In recent (relatively speaking) years, the concept of the Dark Night of the Soul has been given a more scientific treatment and title: Positive Disintegration, the theory of personality development that sees tension, anxiety, despair, and other severe negative experiences as vital to human growth. It is comparable to a snake shedding its skin, or to better reflect its horrible agony, a phoenix arising from the ashes. But like the serpent and his skin, it is a key part part of his maturing, though the Disintegration is a spiritual phenomenon rather than a biological.

The Dark Night, though, is best described as spiritual desolation: sorrow becomes the norm, sensations become caustic and uncomfortable, and, darker than any night on earth, all light fades away. St. Therese of Lisieux once told her Carmelite sisters about such an experience concerning the afterlife, saying "If you only knew what darkness I am plunged into."

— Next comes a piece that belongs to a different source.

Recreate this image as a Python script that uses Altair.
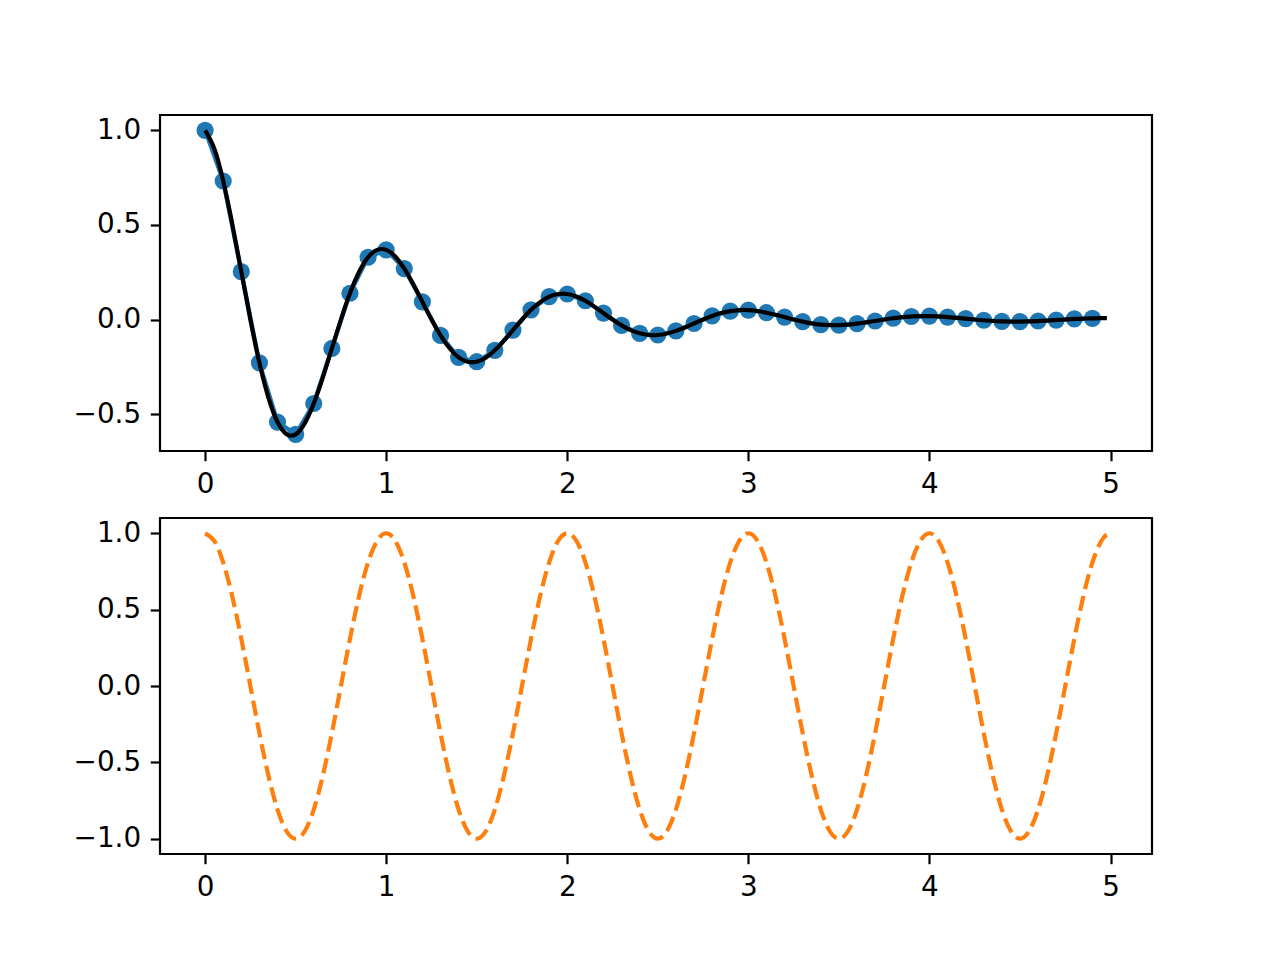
import altair as alt
import pandas as pd

C0 = "#1f77b4"
C1 = "#ff7f0e"

# sampled points (top panel markers)
t1 = [0.0, 0.1, 0.2, 0.3, 0.4, 0.5, 0.6, 0.7, 0.8, 0.9,
      1.0, 1.1, 1.2, 1.3, 1.4, 1.5, 1.6, 1.7, 1.8, 1.9,
      2.0, 2.1, 2.2, 2.3, 2.4, 2.5, 2.6, 2.7, 2.8, 2.9,
      3.0, 3.1, 3.2, 3.3, 3.4, 3.5, 3.6, 3.7, 3.8, 3.9,
      4.0, 4.1, 4.2, 4.3, 4.4, 4.5, 4.6, 4.7, 4.8, 4.9]
y1 = [1.000, 0.732, 0.253, -0.229, -0.542, -0.607, -0.444, -0.153, 0.139, 0.329,
      0.368, 0.269, 0.093, -0.084, -0.200, -0.223, -0.163, -0.056, 0.051, 0.121,
      0.135, 0.099, 0.034, -0.031, -0.073, -0.082, -0.060, -0.021, 0.019, 0.044,
      0.050, 0.036, 0.013, -0.011, -0.027, -0.030, -0.022, -0.008, 0.007, 0.016,
      0.018, 0.013, 0.005, -0.004, -0.010, -0.011, -0.008, -0.003, 0.003, 0.006]

# dense curve positions
t2 = [0.00, 0.05, 0.10, 0.15, 0.20, 0.25, 0.30, 0.35, 0.40, 0.45,
      0.50, 0.55, 0.60, 0.65, 0.70, 0.75, 0.80, 0.85, 0.90, 0.95,
      1.00, 1.05, 1.10, 1.15, 1.20, 1.25, 1.30, 1.35, 1.40, 1.45,
      1.50, 1.55, 1.60, 1.65, 1.70, 1.75, 1.80, 1.85, 1.90, 1.95,
      2.00, 2.05, 2.10, 2.15, 2.20, 2.25, 2.30, 2.35, 2.40, 2.45,
      2.50, 2.55, 2.60, 2.65, 2.70, 2.75, 2.80, 2.85, 2.90, 2.95,
      3.00, 3.05, 3.10, 3.15, 3.20, 3.25, 3.30, 3.35, 3.40, 3.45,
      3.50, 3.55, 3.60, 3.65, 3.70, 3.75, 3.80, 3.85, 3.90, 3.95,
      4.00, 4.05, 4.10, 4.15, 4.20, 4.25, 4.30, 4.35, 4.40, 4.45,
      4.50, 4.55, 4.60, 4.65, 4.70, 4.75, 4.80, 4.85, 4.90, 4.95,
      4.98]

# damped curve (black line, top panel)
y2 = [1.000, 0.905, 0.732, 0.506, 0.253, 0.000, -0.229, -0.414, -0.542, -0.606,
      -0.607, -0.549, -0.444, -0.307, -0.153, 0.000, 0.139, 0.251, 0.329, 0.368,
      0.368, 0.333, 0.269, 0.186, 0.093, 0.000, -0.084, -0.152, -0.200, -0.223,
      -0.223, -0.202, -0.163, -0.113, -0.056, 0.000, 0.051, 0.092, 0.121, 0.135,
      0.135, 0.122, 0.099, 0.068, 0.034, 0.000, -0.031, -0.056, -0.073, -0.082,
      -0.082, -0.074, -0.060, -0.042, -0.021, 0.000, 0.019, 0.034, 0.044, 0.050,
      0.050, 0.045, 0.036, 0.025, 0.013, 0.000, -0.011, -0.021, -0.027, -0.030,
      -0.030, -0.027, -0.022, -0.015, -0.008, 0.000, 0.007, 0.013, 0.016, 0.018,
      0.018, 0.017, 0.013, 0.009, 0.005, 0.000, -0.004, -0.008, -0.010, -0.011,
      -0.011, -0.010, -0.008, -0.006, -0.003, 0.000, 0.003, 0.005, 0.006, 0.007,
      0.007]

# oscillation (orange dashed, bottom panel)
y3 = [1.000, 0.951, 0.809, 0.588, 0.309, 0.000, -0.309, -0.588, -0.809, -0.951,
      -1.000, -0.951, -0.809, -0.588, -0.309, 0.000, 0.309, 0.588, 0.809, 0.951,
      1.000, 0.951, 0.809, 0.588, 0.309, 0.000, -0.309, -0.588, -0.809, -0.951,
      -1.000, -0.951, -0.809, -0.588, -0.309, 0.000, 0.309, 0.588, 0.809, 0.951,
      1.000, 0.951, 0.809, 0.588, 0.309, 0.000, -0.309, -0.588, -0.809, -0.951,
      -1.000, -0.951, -0.809, -0.588, -0.309, 0.000, 0.309, 0.588, 0.809, 0.951,
      1.000, 0.951, 0.809, 0.588, 0.309, 0.000, -0.309, -0.588, -0.809, -0.951,
      -1.000, -0.951, -0.809, -0.588, -0.309, 0.000, 0.309, 0.588, 0.809, 0.951,
      1.000, 0.951, 0.809, 0.588, 0.309, 0.000, -0.309, -0.588, -0.809, -0.951,
      -1.000, -0.951, -0.809, -0.588, -0.309, 0.000, 0.309, 0.588, 0.809, 0.951,
      0.992]

x_ticks = [0, 1, 2, 3, 4, 5]
y_ticks_top = [-0.5, 0.0, 0.5, 1.0]
y_ticks_bottom = [-1.0, -0.5, 0.0, 0.5, 1.0]

pts = pd.DataFrame({"t": t1, "y": y1})
curve = pd.DataFrame({"t": t2, "y": y2})
osc = pd.DataFrame({"t": t2, "y": y3})

xenc = alt.X("t:Q", scale=alt.Scale(domain=[-0.249, 5.229], nice=False, zero=False),
             axis=alt.Axis(values=x_ticks, format="d", title=None))


def yenc(domain, ticks):
    return alt.Y("y:Q", scale=alt.Scale(domain=domain, nice=False, zero=False),
                 axis=alt.Axis(values=ticks, format=".1f", title=None))


ytop = yenc([-0.695, 1.081], y_ticks_top)
ybot = yenc([-1.1, 1.1], y_ticks_bottom)

blue_line = alt.Chart(pts).mark_line(color=C0, strokeWidth=4.2).encode(x=xenc, y=ytop)
dots = alt.Chart(pts).mark_circle(color=C0, size=295, opacity=1).encode(x=xenc, y=ytop)
black = alt.Chart(curve).mark_line(color="black", strokeWidth=4.2, interpolate="natural").encode(x=xenc, y=ytop)

top = alt.layer(blue_line, dots, black).properties(width=992, height=336)

bottom = alt.Chart(osc).mark_line(color=C1, strokeWidth=4.2, strokeDash=[15.4, 6.7],
                                  interpolate="natural").encode(x=xenc, y=ybot).properties(width=992, height=336)

chart = alt.vconcat(top, bottom, spacing=67, bounds="flush").properties(
    padding={"left": 64, "top": 105, "right": 0, "bottom": 0}
).configure_view(
    stroke="black", strokeWidth=2.2
).configure_axis(
    domain=False, grid=False, tickSize=9.7, tickWidth=2.2, tickColor="black",
    labelFont="DejaVu Sans", labelFontSize=27.8, labelColor="black", labelPadding=9.7
)

chart.save("out.html", embed_options={"renderer": "svg", "actions": False})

John of the Cross, for his part, attempts to describe the experience of his joy of union with divinity versus the unspeakable pain of arriving there. He looks back on the terror of the night with such words as "O guiding dark of night!" and "O dark of night more darling than the dawn!" His life is so much larger and so much more wonderful for this harrowing; "My cares all fall away / Forgotten in the lilies on that day."

Left distant, blackened fear and misery becomes an abstract grey. We grow complacent to it, sometimes condemn those trapped within it ("Why don't they just get over it?"). Sometimes we take the fortunes of the light for granted, forgetting why we crossed what bridges we did and why we burned others. In either case, contemplation alone cannot provide a satisfactory result. The best comparison is that all food is better when one is starving; the same applies to most aspects of man's nature.